[Dataset excerpt]
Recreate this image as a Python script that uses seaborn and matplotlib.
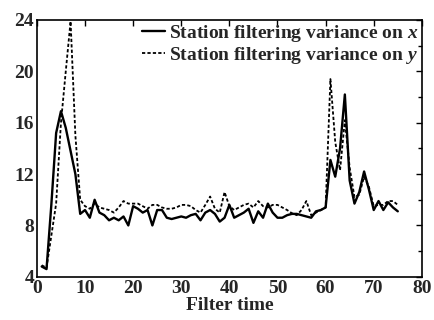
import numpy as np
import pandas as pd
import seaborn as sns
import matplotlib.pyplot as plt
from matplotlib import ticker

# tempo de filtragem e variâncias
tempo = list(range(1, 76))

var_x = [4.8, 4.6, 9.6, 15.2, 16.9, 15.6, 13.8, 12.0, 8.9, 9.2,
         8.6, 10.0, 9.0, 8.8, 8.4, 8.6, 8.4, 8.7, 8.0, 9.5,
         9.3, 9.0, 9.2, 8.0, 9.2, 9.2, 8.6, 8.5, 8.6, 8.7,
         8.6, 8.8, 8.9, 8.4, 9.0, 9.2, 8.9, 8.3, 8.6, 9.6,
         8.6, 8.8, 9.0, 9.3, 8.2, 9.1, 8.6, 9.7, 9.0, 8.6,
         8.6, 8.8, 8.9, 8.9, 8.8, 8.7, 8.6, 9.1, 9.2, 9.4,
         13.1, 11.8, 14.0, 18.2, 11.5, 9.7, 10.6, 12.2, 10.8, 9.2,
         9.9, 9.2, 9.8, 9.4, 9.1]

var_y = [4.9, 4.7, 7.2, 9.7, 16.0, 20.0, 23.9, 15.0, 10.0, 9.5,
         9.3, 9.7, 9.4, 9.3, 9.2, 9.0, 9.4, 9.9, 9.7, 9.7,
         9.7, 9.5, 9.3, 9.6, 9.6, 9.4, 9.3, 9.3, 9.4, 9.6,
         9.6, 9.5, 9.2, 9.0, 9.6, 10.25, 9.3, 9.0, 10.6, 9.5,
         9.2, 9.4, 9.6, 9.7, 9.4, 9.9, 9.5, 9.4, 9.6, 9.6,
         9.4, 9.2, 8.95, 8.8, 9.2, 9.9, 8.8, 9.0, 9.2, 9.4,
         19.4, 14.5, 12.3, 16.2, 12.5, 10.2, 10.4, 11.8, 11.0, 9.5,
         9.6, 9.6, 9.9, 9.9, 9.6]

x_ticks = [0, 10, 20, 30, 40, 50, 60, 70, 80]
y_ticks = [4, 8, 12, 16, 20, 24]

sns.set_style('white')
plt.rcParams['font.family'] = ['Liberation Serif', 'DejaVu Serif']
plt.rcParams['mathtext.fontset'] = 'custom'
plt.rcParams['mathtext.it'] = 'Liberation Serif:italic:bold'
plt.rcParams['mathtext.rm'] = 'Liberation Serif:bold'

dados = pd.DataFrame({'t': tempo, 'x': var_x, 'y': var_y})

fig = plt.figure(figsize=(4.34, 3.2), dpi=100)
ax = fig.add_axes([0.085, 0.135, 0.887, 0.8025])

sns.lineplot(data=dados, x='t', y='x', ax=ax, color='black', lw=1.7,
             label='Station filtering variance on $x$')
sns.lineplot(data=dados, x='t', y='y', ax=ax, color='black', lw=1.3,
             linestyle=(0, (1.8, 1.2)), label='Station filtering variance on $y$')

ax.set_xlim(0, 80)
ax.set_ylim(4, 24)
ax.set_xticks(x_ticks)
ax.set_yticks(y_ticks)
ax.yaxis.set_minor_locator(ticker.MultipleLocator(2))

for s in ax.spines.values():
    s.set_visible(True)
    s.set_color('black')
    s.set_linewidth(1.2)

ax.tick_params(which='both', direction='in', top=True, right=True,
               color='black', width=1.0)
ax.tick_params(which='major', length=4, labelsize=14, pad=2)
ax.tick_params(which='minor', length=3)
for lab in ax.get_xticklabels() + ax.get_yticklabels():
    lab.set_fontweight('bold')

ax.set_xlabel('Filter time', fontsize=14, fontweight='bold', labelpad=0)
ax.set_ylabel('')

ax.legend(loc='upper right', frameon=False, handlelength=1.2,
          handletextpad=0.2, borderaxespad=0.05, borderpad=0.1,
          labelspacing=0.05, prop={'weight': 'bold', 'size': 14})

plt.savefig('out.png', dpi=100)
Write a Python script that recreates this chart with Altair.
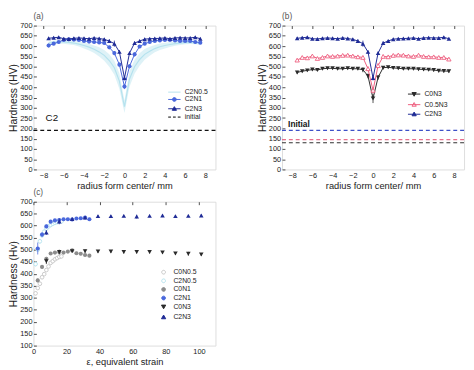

Problem requirements:
Print exactly the first line of the entries and every line after it through the one that contains "tempo = list(range(1, 76))", leaving the pictures out.

Exercise answer:
Recreate this image as a Python script that uses seaborn and matplotlib.
import numpy as np
import pandas as pd
import seaborn as sns
import matplotlib.pyplot as plt
from matplotlib import ticker

# tempo de filtragem e variâncias
tempo = list(range(1, 76))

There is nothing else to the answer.